_STATED EXERCISE_
Read the records below. Copy each line where the string "this" occurs.
:: RECORDS FOR PROCESSING ::
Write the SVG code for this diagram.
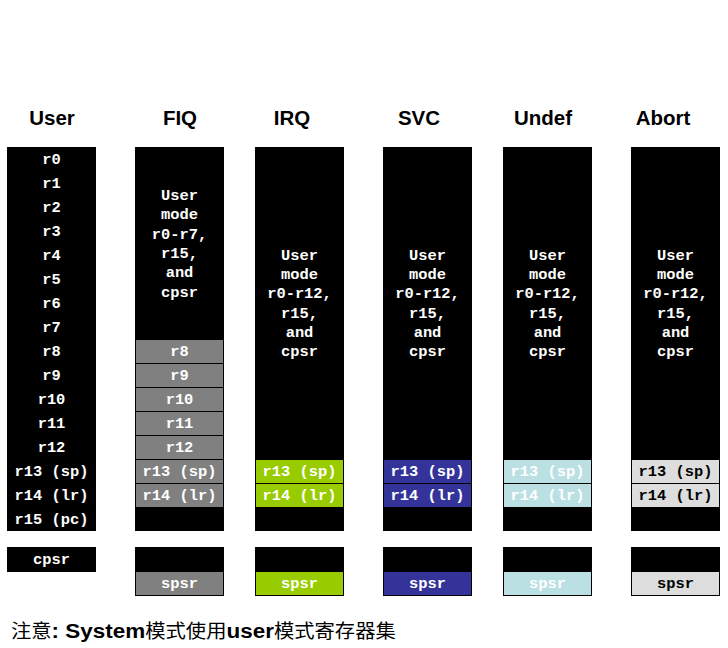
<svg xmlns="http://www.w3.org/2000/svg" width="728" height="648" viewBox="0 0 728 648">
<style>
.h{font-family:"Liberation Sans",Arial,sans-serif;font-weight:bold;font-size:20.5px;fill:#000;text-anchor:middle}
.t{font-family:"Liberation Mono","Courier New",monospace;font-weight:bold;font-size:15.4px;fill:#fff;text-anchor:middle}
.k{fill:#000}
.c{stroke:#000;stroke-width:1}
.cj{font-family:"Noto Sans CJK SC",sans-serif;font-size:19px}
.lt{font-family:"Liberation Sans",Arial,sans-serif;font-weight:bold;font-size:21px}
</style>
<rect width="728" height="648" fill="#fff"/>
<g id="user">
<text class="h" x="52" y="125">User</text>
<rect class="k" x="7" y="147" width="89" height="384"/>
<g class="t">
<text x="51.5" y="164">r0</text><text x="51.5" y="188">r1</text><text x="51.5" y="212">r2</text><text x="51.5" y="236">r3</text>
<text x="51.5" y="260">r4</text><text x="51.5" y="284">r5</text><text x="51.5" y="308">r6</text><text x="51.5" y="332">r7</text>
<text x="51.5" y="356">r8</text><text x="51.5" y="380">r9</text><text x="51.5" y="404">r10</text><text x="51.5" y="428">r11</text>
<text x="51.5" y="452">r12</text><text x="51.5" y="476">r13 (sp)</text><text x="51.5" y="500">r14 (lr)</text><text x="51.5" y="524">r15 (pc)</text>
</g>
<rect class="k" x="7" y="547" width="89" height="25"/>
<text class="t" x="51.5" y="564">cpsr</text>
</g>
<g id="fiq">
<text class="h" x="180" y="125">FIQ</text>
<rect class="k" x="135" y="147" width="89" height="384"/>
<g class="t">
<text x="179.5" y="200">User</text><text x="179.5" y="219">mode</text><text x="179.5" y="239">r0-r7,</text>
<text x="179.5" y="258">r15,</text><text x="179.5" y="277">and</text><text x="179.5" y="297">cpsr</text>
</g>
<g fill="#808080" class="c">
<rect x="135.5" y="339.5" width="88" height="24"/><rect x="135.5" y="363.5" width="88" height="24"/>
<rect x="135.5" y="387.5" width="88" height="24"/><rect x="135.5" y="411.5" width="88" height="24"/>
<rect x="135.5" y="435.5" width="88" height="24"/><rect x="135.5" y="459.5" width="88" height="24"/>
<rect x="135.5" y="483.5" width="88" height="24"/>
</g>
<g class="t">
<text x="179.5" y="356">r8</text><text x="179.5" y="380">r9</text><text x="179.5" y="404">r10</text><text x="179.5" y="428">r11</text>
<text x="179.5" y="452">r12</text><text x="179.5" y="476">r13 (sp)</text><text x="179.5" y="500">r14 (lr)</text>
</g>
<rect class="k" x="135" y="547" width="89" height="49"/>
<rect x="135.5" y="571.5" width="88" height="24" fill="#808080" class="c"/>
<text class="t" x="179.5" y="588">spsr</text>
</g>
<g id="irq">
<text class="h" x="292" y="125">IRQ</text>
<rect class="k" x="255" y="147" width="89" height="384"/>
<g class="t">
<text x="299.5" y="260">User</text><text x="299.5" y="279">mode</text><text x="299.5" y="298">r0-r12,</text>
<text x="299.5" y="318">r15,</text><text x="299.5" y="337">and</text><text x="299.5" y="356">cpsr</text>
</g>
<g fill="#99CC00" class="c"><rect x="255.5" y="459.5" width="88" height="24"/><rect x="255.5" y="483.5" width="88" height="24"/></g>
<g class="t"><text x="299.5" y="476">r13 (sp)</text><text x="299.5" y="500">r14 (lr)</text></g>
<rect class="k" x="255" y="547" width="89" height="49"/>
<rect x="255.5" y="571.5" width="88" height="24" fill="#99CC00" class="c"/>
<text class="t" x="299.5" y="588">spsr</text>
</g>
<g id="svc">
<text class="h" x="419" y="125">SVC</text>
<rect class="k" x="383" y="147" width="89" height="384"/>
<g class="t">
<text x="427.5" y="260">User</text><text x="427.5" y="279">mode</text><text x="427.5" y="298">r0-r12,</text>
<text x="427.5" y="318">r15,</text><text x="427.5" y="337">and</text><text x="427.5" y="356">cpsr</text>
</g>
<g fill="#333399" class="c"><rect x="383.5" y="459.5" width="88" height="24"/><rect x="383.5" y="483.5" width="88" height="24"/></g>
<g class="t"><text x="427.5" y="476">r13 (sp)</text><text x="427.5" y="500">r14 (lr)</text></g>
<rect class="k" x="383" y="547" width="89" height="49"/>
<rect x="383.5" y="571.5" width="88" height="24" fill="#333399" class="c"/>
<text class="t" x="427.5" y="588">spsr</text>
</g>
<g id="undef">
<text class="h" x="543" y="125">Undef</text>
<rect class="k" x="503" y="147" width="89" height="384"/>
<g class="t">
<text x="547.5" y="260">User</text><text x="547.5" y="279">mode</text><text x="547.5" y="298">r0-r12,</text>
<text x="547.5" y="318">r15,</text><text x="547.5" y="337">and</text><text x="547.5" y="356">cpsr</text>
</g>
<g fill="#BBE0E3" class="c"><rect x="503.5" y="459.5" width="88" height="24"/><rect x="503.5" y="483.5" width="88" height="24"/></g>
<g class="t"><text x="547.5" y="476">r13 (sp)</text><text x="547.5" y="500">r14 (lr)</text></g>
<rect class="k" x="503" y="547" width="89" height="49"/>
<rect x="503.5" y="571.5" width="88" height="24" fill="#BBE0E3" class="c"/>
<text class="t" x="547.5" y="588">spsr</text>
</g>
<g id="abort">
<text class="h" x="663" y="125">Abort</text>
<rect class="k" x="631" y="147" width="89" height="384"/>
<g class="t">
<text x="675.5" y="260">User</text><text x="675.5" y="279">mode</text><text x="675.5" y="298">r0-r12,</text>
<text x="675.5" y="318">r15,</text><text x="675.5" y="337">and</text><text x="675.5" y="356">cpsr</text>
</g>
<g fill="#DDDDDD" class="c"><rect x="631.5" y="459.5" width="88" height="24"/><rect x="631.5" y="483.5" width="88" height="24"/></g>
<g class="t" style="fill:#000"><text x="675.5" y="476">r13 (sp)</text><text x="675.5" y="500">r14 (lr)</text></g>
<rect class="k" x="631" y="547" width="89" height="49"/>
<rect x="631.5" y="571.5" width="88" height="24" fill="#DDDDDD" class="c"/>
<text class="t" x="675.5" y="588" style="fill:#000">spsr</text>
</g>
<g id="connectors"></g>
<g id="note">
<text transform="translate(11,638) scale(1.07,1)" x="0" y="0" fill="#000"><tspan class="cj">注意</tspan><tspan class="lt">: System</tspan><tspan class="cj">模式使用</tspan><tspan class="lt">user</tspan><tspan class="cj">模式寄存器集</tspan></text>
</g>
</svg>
:::
:: RECORDS FOR PROCESSING ::
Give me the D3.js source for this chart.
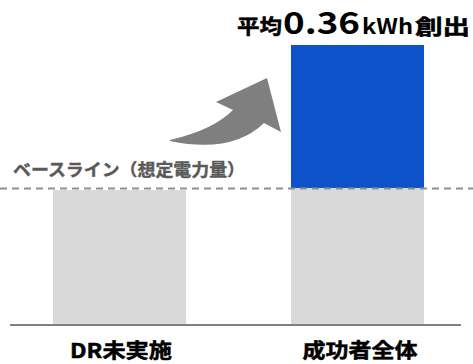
:::
_RESULT OF THE EXERCISE_
Write the SVG code for this diagram.
Give me the D3.js source for this chart.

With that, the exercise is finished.